The Jordanian government refused entrance however, feeling it had already reached its top capacity for admitting refugees from Iraq. Palestinians have also been denied entrance in recent months, and have opted for Syria instead.

The Kurds were able to leave Iraq, but found themselves stranded in this border region, known locally as no-man’s land.

Khabat Muhammadi is only 20 years old, but his colleagues have described him as a leader and spokesman for the residents of the camp. “On Jan. 11 we left the camp to meet the UNHCR (United Nations Refugee Agency). They didn’t receive us, and we had no food, there was bad weather and many problems,” he told IPS in an interview.

Nearly a year and a half later, they are still waiting for a chance to find a peaceful existence away from the war and turmoil of Iraq and their homeland.

Each day the camp’s children – who make up about half the population – go to the Amman-Baghdad highway to beg for water and food from the constant stream of truck drivers traveling between the two countries.

The camp has tried to send adults for this task, but found the truck drivers only seemed to show sympathy towards the children.

“When I wake up, I go beside the Iraqi trucks with a jerry can for water and reach out my hands for water but they won’t give me even a little for drinking,” Gvanmiri said.

The children don’t always wait to ask, and simply take water or fuel from the trucks. “Many times the children took water without asking, and sometimes the truck drivers have beaten or punished them,” said Muhammadi.

The children in the No-Man’s Land camp are a ubiquitous presence. Fifty-one percent of the camp’s members are under 18, and more are on the way. There have been seven births in the camp. One of these children was still-born, due to the mother suffering bleeding during the birth.

The UNHCR has made repeated contacts with the camp in an attempt to solve the impasse over the refugees, but they have failed to devise a solution which the refugees themselves consider acceptable.

Just this week a representative from the UNHCR and the Kurdistan regional government visited the No-Man’s Land camp to again broach the offer of resettlement in northern Iraq. The refugees refused.

Many remember family members who were hunted down in Kurdistan by agents of Ayatollah Khomeini’s regime. “I was three months old when the Khomeini regime killed my father in Suleimaniyah. Iran killed him in 1986,” said a man giving his name as Barzan.

The UNHCR did not return IPS’s e-mails seeking information about the refugees in the No-Man’s Land camp. According to the Iranian Kurds, the UNHCR is treating this as a problem of economic refugees, but they stress that they are political refugees.

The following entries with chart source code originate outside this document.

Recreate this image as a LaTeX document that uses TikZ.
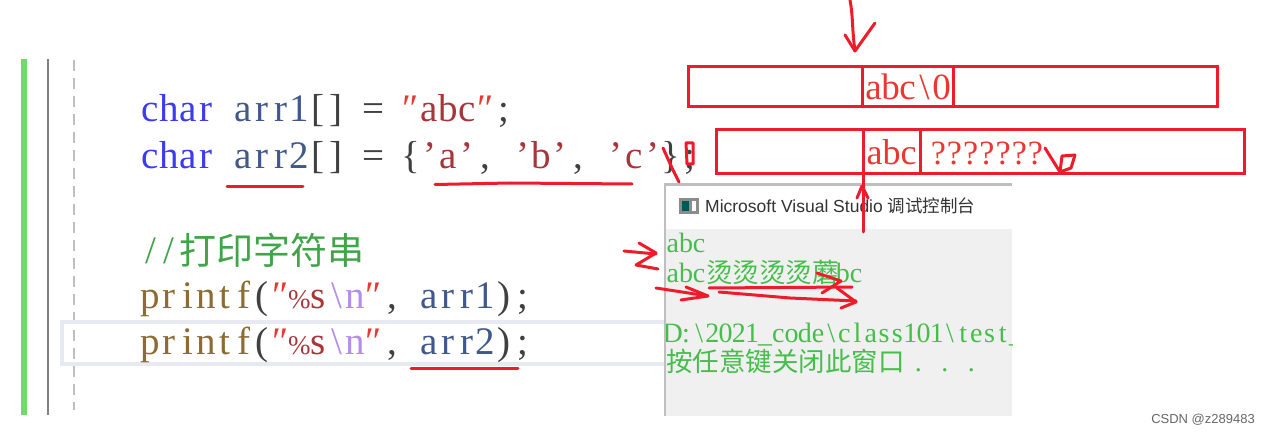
\documentclass[tikz,border=0pt]{standalone}
\usepackage{fontspec}
\setmainfont{Liberation Serif}
\newfontfamily\cjkfont{Noto Sans CJK SC}
\newfontfamily\uifont{Liberation Sans}
\definecolor{kwblue}{HTML}{3B3BF0}
\definecolor{varslate}{HTML}{40598C}
\definecolor{strred}{HTML}{A8353A}
\definecolor{quotered}{HTML}{E8382F}
\definecolor{fnbrown}{HTML}{8C6C32}
\definecolor{escpurple}{HTML}{B58CF0}
\definecolor{cmtgreen}{HTML}{3FA548}
\definecolor{opgray}{HTML}{404040}
\definecolor{barline}{HTML}{6FDC6A}
\definecolor{hiline}{HTML}{E9E9F3}
\definecolor{consgreen}{HTML}{45BE4A}
\definecolor{consback}{HTML}{F0F0F0}
\definecolor{penred}{HTML}{EE1C2B}
\newlength{\monow}
\def\monoloop#1{\ifx#1\relax\else\makebox[\monow]{#1}\expandafter\monoloop\fi}
\newcommand{\mono}[2][18.6pt]{\setlength{\monow}{#1}\monoloop#2\relax}
\newcommand{\pct}{{\fontsize{27}{27}\selectfont\%}}
\tikzset{
    codetext/.style={anchor=base west,inner sep=0pt,font=\fontsize{39}{39}\selectfont},
    constext/.style={anchor=base west,inner sep=0pt,text=consgreen,font=\fontsize{28}{28}\selectfont},
    memcell/.style={draw=penred,line width=3pt,inner sep=0pt,text=quotered},
    pen/.style={draw=penred,line width=3pt,line cap=round,line join=round}
}
\begin{document}
\begin{tikzpicture}[x=1pt,y=-1pt]
    \useasboundingbox (0,0) rectangle (1270,433);

    % Margin bars
    \fill[barline] (21,59) rectangle (27,415);
    \fill[gray] (46.5,59) rectangle (49,415);
    \draw[lightgray,line width=2pt,dash pattern=on 11pt off 7pt] (74,60) -- (74,410);

    % Current line
    \draw[hiline,line width=4pt] (62,322) rectangle (670,364);

    % First line
    \node[codetext,text=kwblue] (charA) at (141,122) {\mono{char}};
    \node[codetext,text=varslate] (arrA) at (234,122) {\mono{arr1}};
    \node[codetext,text=opgray] (brA) at (308.4,122) {\mono{[]}};
    \node[codetext,text=opgray] (eqA) at (364.2,122) {\mono{=}};
    \node[codetext,text=quotered] (qA) at (401.4,122) {\mono{″}};
    \node[codetext,text=strred] (strA) at (420,122) {\mono{abc}};
    \node[codetext,text=quotered] (qB) at (475.8,122) {\mono{″}};
    \node[codetext,text=opgray] (semiA) at (494.4,122) {\mono{;}};

    % Second line
    \node[codetext,text=kwblue] (charB) at (141,168) {\mono{char}};
    \node[codetext,text=varslate] (arrB) at (234,168) {\mono{arr2}};
    \node[codetext,text=opgray] (brB) at (308.4,168) {\mono{[]}};
    \node[codetext,text=opgray] (eqB) at (364.2,168) {\mono{=}};
    \node[codetext,text=opgray] (lbB) at (401.4,168) {\mono{\{}};
    \node[codetext,text=strred] (chA) at (420,168) {\mono{’a’}};
    \node[codetext,text=opgray] (coA) at (475.8,168) {\mono{,}};
    \node[codetext,text=strred] (chB) at (513,168) {\mono{’b’}};
    \node[codetext,text=opgray] (coB) at (568.8,168) {\mono{,}};
    \node[codetext,text=strred] (chC) at (606,168) {\mono{’c’}};
    \node[codetext,text=opgray] (rbB) at (661.8,168) {\mono{\}}};
    \node[codetext,text=opgray] (semiB) at (680.4,168) {\mono{;}};

    % Comment
    \node[codetext,text=cmtgreen] (cmtS) at (141,263) {\mono{//}};
    \node[codetext,text=cmtgreen,font=\fontsize{37}{37}\cjkfont] (cmtT) at (179,264) {打印字符串};

    % Third line
    \node[codetext,text=fnbrown] (fnA) at (141,308) {\mono{printf}};
    \node[codetext,text=opgray] (paA) at (252.6,308) {\mono{(}};
    \node[codetext,text=quotered] (qC) at (271.2,308) {\mono{″}};
    \node[codetext,text=strred] (fmtA) at (289.8,308) {\mono{\pct s}};
    \node[codetext,text=escpurple] (escA) at (327,308) {\mono{{\textbackslash}n}};
    \node[codetext,text=quotered] (qD) at (364.2,308) {\mono{″}};
    \node[codetext,text=opgray] (coC) at (382.8,308) {\mono{,}};
    \node[codetext,text=varslate] (argA) at (420,308) {\mono{arr1}};
    \node[codetext,text=opgray] (endA) at (494.4,308) {\mono{);}};

    % Fourth line
    \node[codetext,text=fnbrown] (fnB) at (141,354) {\mono{printf}};
    \node[codetext,text=opgray] (paB) at (252.6,354) {\mono{(}};
    \node[codetext,text=quotered] (qE) at (271.2,354) {\mono{″}};
    \node[codetext,text=strred] (fmtB) at (289.8,354) {\mono{\pct s}};
    \node[codetext,text=escpurple] (escB) at (327,354) {\mono{{\textbackslash}n}};
    \node[codetext,text=quotered] (qF) at (364.2,354) {\mono{″}};
    \node[codetext,text=opgray] (coD) at (382.8,354) {\mono{,}};
    \node[codetext,text=varslate] (argB) at (420,354) {\mono{arr2}};
    \node[codetext,text=opgray] (endB) at (494.4,354) {\mono{);}};

    % Console window
    \fill[black!25] (664,183) rectangle (1012,416);
    \fill[white] (666,186) rectangle (1012,229);
    \fill[consback] (666,229) rectangle (1012,416);
    \fill[black!45] (679,198) rectangle (699,214);
    \fill[teal!70!black] (682,201) rectangle (689,211);
    \fill[white] (692,201) rectangle (696,211);
    \node[anchor=base west,inner sep=0pt,text=black!80,font=\fontsize{17.5}{18}\uifont] (titleT) at (705,212) {Microsoft Visual Studio \cjkfont 调试控制台};
    \begin{scope}
        \clip (666,229) rectangle (1012,416);
        \node[constext] (outA) at (666,252) {\mono[13.2pt]{abc}};
        \node[constext] (outB) at (666,282) {\mono[13.2pt]{abc}};
        \node[constext,font=\fontsize{26.5}{26.5}\cjkfont] (outC) at (706,282) {烫烫烫烫蘑};
        \node[constext] (outD) at (836,282) {\mono[13.2pt]{bc}};
        \node[constext] (outE) at (666,342) {\mono[13.2pt]{D:{\textbackslash}2021{\_}code{\textbackslash}class101{\textbackslash}test{\_}}};
        \node[constext,font=\fontsize{26.5}{26.5}\cjkfont] (outF) at (666,371) {按任意键关闭此窗口};
        \node[constext] (outG) at (905,371) {\mono[26.5pt]{...}};
    \end{scope}

    % Memory boxes
    \node[memcell,minimum width=529pt,minimum height=40pt] (memA) at (952.5,87) {};
    \node[memcell,minimum width=91pt,minimum height=40pt,font=\fontsize{37}{37}\selectfont] (cellA) at (907.5,87) {\mono[17pt]{abc{\textbackslash}0}};
    \node[memcell,minimum width=528pt,minimum height=44pt] (memB) at (980,152) {};
    \node[memcell,minimum width=57pt,minimum height=44pt,font=\fontsize{36}{36}\selectfont] (cellB) at (891.5,152) {\mono[17pt]{abc}};
    \node[anchor=base west,inner sep=0pt,text=quotered,font=\fontsize{34}{34}\selectfont] (unkT) at (930,165) {\mono[16.2pt]{???????}};

    % Pointer arrows
    \draw[pen] (850,0) .. controls (853,15) and (852,30) .. (855,51);
    \draw[pen] (845,35) -- (855,51) -- (875,23);
    \draw[pen] (863,232) -- (863,174);
    \draw[pen] (857,198) -- (862,186) -- (868,198);

    % Underlines
    \draw[pen] (227,187) -- (303,187);
    \draw[pen] (435,184.5) -- (510,183) -- (632,184);
    \draw[pen] (411,368) -- (518,368);

    % Scribbles at the end of the string
    \draw[pen] (663,148) -- (672,168) -- (679,182);
    \draw[pen] (686,143) -- (693,143) -- (693,164) -- (687,164) -- cycle;
    \draw[pen] (1045,148) -- (1060,172) -- (1062,156) -- (1075,155) -- (1071,168) -- (1060,172);

    % Arrows on the output
    \draw[pen] (624,251) -- (656,254);
    \draw[pen] (639,243) -- (656,253) -- (636,265) -- (658,269);
    \draw[pen] (656,288) -- (708,296);
    \draw[pen] (686,287) -- (708,296) -- (681,300);
    \draw[pen] (709,288) -- (852,287);
    \draw[pen] (817,273) -- (841,281) -- (822,293);
    \draw[pen] (719,292) -- (790,298) -- (856,301);
    \draw[pen] (837,288) -- (856,302) -- (841,308);

    % Watermark
    \node[anchor=base east,inner sep=0pt,text=black!60,font=\fontsize{13}{13}\uifont] (markT) at (1255,423) {CSDN @z289483};
\end{tikzpicture}
\end{document}
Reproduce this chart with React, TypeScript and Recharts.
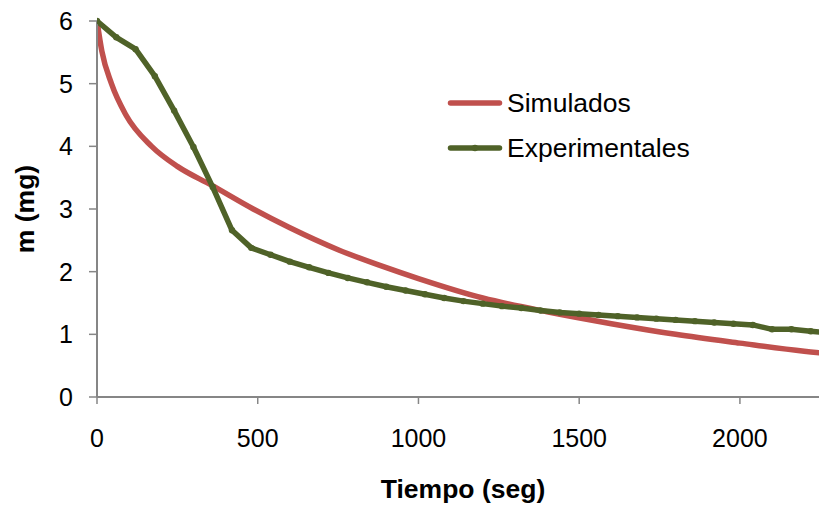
import { LineChart, Line, XAxis, YAxis, Label } from 'recharts'

const FONT = '"Liberation Sans", Arial, sans-serif'
const RED = '#C0504D'
const GREEN = '#4F6228'
const AXIS = '#868686'

// Experimentales: muestras cada 60 s
const expTime = [
  0, 60, 120, 180, 240, 300, 360, 420, 480, 540, 600, 660, 720, 780, 840, 900, 960, 1020, 1080, 1140,
  1200, 1260, 1320, 1380, 1440, 1500, 1560, 1620, 1680, 1740, 1800, 1860, 1920, 1980, 2040, 2100, 2160,
  2220, 2280,
]
const expMass = [
  6.0, 5.74, 5.55, 5.12, 4.57, 3.99, 3.35, 2.66, 2.38, 2.27, 2.16, 2.07, 1.98, 1.9, 1.83, 1.76, 1.7, 1.64,
  1.58, 1.53, 1.49, 1.45, 1.42, 1.38, 1.35, 1.33, 1.31, 1.29, 1.27, 1.25, 1.23, 1.21, 1.19, 1.17, 1.15,
  1.08, 1.08, 1.05, 1.02,
]

// Simulados
const simTime = [0, 15, 45, 90, 170, 250, 356, 486, 600, 750, 880, 1000, 1200, 1400, 1600, 1800, 2000, 2200, 2300]
const simMass = [6.0, 5.52, 5.0, 4.5, 4.0, 3.68, 3.38, 3.0, 2.7, 2.35, 2.1, 1.89, 1.58, 1.36, 1.17, 1.0, 0.86, 0.73, 0.68]

const xTicks = [0, 500, 1000, 1500, 2000]
const yTicks = [0, 1, 2, 3, 4, 5, 6]

const legendItems = [
  { name: 'Simulados', color: RED, marker: false },
  { name: 'Experimentales', color: GREEN, marker: true },
]

const expData = expTime.map((t, i) => ({ t, m: expMass[i] }))
const simData = simTime.map((t, i) => ({ t, m: simMass[i] }))

function ChartLegend() {
  return (
    <div style={{ position: 'absolute', left: 445, top: 80, fontFamily: FONT, fontSize: 26.5, color: '#000' }}>
      {legendItems.map((item) => (
        <div key={item.name} style={{ display: 'flex', alignItems: 'center', height: 45.5 }}>
          <svg width={62} height={12} style={{ display: 'block' }}>
            <line x1={5.5} x2={54.5} y1={6} y2={6} stroke={item.color} strokeWidth={5.5} strokeLinecap="round" />
            {item.marker && <circle cx={30} cy={6} r={3.2} fill={GREEN} />}
          </svg>
          <span style={{ lineHeight: 1 }}>{item.name}</span>
        </div>
      ))}
    </div>
  )
}

export default function App() {
  return (
    <div style={{ position: 'absolute', left: 0, top: 0, width: 819, height: 508, background: '#fff' }}>
      <LineChart width={819} height={508} margin={{ top: 21, right: 0, bottom: 0, left: 0 }}>
        <XAxis
          type="number"
          dataKey="t"
          domain={[0, 2246]}
          allowDataOverflow
          ticks={xTicks}
          height={111}
          axisLine={{ stroke: AXIS, strokeWidth: 2 }}
          tickLine={{ stroke: AXIS, strokeWidth: 1.5 }}
          tickSize={7}
          tickMargin={25}
          tick={{ fill: '#000', fontSize: 25, fontFamily: FONT }}
        >
          <Label
            content={() => (
              <text x={463} y={498} textAnchor="middle" fontFamily={FONT} fontSize={26.5} fontWeight="bold" fill="#000">
                Tiempo (seg)
              </text>
            )}
          />
        </XAxis>
        <YAxis
          type="number"
          dataKey="m"
          domain={[0, 6]}
          ticks={yTicks}
          width={97}
          axisLine={{ stroke: AXIS, strokeWidth: 2 }}
          tickLine={{ stroke: AXIS, strokeWidth: 1.5 }}
          tickSize={8}
          tickMargin={16}
          tick={{ fill: '#000', fontSize: 25, fontFamily: FONT }}
        >
          <Label
            content={() => (
              <text
                x={25}
                y={209}
                transform="rotate(-90 25 209)"
                textAnchor="middle"
                dominantBaseline="central"
                fontFamily={FONT}
                fontSize={26.5}
                fontWeight="bold"
                fill="#000"
              >
                m (mg)
              </text>
            )}
          />
        </YAxis>
        <Line
          data={simData}
          dataKey="m"
          name="Simulados"
          type="monotone"
          stroke={RED}
          strokeWidth={5.5}
          dot={false}
          isAnimationActive={false}
        />
        <Line
          data={expData}
          dataKey="m"
          name="Experimentales"
          type="linear"
          stroke={GREEN}
          strokeWidth={5.5}
          strokeLinejoin="round"
          dot={{ r: 3.2, fill: GREEN, stroke: 'none' }}
          isAnimationActive={false}
        />
      </LineChart>
      <ChartLegend />
    </div>
  )
}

“We named our camp the Orphans of the International Community Camp,” said Gvanmiri. “We want our rights, we cannot live in Iraq after 27 years with no legal rights or identity, because we are the victims. Our problem is not starvation, our problem is a political problem. We are human and we should live as all the humans in the world.”

The refugees are running out of options. They have issued a threat to begin a hunger strike if the Jordanian government continues to refuse them safe haven, and if the UNHCR fails to intervene on their behalf.

Barzan explained that their lives are becoming very desperate. “The situation is very hard and we need water. Yesterday a five-year-old girl was burned by a campfire. Our situation is very bad, our babies are begging for food and water.”

Khabat Muhammadi says he will not accept silence from the UNHCR and Jordanian government. “On May 2 we held a peaceful demonstration, but they didn’t answer us. We told them if you do not support our human rights within the next days, we will begin a hunger strike in front of the UNHCR. We cannot live in this situation – it’s like a prison now. We cannot live another 27 years in No-Man’s Land.”

Azad Gvanmiri notes a personal irony in his condition as a refugee: “My name in English means ‘free’, but unfortunately I am not free. I am between two countries, but they refuse us; they will not allow us into Jordan. The UNHCR told us it is not their problem, it is up to Jordan, but the Jordanian government told us it is UNHCR’s problem.”

Barzan hopes members of the international community will come to see their situation and tell others, “Second by second we are suffering. We have a very good story, and you should come to see it, with your own eyes.